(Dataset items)
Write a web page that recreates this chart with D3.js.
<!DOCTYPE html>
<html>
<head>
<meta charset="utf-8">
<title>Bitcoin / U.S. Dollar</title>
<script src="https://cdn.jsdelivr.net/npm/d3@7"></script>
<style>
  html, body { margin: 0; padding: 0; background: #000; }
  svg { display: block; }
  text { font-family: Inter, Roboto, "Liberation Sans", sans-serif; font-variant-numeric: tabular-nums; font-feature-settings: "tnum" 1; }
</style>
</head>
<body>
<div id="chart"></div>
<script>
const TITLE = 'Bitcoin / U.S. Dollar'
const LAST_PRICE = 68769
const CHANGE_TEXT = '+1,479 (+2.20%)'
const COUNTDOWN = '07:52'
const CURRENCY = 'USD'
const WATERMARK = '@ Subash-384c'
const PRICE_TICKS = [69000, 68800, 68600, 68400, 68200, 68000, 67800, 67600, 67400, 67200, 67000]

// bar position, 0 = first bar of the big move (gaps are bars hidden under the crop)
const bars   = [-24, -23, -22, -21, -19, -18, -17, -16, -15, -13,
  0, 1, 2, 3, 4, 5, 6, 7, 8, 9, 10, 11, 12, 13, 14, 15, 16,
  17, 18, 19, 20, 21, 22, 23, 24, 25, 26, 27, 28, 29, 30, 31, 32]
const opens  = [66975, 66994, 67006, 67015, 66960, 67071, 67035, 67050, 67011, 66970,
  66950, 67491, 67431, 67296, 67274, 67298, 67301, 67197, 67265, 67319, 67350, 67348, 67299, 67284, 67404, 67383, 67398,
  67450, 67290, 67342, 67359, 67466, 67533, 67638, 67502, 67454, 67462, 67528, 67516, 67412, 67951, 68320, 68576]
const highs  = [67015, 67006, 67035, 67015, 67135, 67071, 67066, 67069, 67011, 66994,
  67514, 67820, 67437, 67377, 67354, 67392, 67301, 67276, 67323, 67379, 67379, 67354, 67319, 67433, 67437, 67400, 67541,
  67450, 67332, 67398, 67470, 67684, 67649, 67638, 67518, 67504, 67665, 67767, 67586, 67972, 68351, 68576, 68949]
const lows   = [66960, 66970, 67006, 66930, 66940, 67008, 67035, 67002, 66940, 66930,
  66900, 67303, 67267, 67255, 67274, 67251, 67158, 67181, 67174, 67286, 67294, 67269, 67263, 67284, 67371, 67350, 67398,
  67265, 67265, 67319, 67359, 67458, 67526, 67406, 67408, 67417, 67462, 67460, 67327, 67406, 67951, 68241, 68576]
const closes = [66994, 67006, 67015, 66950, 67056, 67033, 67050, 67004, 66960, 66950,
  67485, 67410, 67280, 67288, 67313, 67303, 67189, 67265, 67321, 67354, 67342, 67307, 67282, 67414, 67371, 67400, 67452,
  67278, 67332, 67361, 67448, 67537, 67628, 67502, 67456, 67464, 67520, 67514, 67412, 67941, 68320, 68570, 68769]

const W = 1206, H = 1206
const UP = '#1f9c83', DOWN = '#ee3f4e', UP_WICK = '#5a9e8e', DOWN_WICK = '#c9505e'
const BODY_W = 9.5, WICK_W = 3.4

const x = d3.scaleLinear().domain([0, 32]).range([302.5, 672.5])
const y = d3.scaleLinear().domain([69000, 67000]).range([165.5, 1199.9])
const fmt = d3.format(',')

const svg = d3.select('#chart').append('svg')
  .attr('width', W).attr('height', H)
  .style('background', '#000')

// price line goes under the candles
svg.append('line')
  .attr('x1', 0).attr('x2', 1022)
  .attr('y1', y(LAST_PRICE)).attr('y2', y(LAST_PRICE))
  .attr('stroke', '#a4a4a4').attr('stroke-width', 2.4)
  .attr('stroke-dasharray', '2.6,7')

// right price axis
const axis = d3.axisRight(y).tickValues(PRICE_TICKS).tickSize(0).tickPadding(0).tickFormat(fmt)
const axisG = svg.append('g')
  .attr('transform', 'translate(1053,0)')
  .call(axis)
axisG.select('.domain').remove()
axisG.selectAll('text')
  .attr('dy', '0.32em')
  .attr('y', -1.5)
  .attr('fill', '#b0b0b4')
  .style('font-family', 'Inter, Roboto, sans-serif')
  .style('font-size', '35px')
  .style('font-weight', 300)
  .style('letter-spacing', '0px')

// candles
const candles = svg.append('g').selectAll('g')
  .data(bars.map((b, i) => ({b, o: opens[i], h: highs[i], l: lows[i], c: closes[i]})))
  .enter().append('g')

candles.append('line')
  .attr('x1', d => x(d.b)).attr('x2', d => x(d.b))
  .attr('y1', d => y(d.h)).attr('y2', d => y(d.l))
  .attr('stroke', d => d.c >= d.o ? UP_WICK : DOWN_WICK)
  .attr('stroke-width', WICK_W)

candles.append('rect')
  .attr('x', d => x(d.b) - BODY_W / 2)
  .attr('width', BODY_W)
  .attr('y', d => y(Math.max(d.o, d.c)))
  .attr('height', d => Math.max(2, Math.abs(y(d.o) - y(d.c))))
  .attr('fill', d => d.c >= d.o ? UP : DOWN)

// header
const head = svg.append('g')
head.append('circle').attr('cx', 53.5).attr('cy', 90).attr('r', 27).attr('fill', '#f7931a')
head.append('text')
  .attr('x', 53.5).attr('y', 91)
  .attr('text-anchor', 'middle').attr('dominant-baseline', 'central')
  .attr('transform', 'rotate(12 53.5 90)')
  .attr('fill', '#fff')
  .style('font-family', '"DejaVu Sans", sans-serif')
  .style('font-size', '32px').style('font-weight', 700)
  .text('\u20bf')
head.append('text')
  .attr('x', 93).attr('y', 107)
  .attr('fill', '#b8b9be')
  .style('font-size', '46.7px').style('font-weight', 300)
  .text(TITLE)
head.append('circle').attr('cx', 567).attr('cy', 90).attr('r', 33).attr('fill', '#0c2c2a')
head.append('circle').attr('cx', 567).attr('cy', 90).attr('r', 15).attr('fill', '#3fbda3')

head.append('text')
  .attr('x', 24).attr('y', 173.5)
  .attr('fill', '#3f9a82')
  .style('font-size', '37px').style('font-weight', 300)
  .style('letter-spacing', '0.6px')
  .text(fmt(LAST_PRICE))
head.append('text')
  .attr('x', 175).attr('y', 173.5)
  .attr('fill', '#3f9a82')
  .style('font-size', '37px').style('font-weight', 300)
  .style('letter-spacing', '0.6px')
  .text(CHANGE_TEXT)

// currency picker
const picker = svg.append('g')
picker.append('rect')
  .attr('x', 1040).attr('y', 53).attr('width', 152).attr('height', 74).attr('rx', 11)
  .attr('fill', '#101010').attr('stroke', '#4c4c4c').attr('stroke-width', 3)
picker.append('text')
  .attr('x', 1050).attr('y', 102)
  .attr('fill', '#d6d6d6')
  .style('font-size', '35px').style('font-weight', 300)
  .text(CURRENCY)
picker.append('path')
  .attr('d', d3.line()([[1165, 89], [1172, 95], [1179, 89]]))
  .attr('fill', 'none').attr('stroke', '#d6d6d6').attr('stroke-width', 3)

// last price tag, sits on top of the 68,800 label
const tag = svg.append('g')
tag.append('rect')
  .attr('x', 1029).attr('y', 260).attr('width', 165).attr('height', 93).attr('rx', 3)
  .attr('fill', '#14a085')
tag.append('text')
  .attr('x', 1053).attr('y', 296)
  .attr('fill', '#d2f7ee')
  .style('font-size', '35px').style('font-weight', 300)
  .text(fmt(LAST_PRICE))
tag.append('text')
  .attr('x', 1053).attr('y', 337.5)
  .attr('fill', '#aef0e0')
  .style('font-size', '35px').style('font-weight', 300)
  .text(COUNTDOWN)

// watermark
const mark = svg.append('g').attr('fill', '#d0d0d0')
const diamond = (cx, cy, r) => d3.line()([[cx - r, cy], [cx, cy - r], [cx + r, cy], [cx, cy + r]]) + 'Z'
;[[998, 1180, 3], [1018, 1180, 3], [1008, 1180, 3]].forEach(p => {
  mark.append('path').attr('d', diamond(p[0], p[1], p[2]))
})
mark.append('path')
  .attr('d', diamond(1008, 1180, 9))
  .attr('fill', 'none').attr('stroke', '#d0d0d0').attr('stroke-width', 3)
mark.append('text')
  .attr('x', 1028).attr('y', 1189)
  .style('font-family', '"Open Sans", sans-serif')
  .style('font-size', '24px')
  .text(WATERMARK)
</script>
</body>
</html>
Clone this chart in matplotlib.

Task prompt: Write out a verbatim copy of the data, beginning with its first line and ending with the line that contains "67400, 67200, 67000]".

Full solution:
Write a web page that recreates this chart with D3.js.
<!DOCTYPE html>
<html>
<head>
<meta charset="utf-8">
<title>Bitcoin / U.S. Dollar</title>
<script src="https://cdn.jsdelivr.net/npm/d3@7"></script>
<style>
  html, body { margin: 0; padding: 0; background: #000; }
  svg { display: block; }
  text { font-family: Inter, Roboto, "Liberation Sans", sans-serif; font-variant-numeric: tabular-nums; font-feature-settings: "tnum" 1; }
</style>
</head>
<body>
<div id="chart"></div>
<script>
const TITLE = 'Bitcoin / U.S. Dollar'
const LAST_PRICE = 68769
const CHANGE_TEXT = '+1,479 (+2.20%)'
const COUNTDOWN = '07:52'
const CURRENCY = 'USD'
const WATERMARK = '@ Subash-384c'
const PRICE_TICKS = [69000, 68800, 68600, 68400, 68200, 68000, 67800, 67600, 67400, 67200, 67000]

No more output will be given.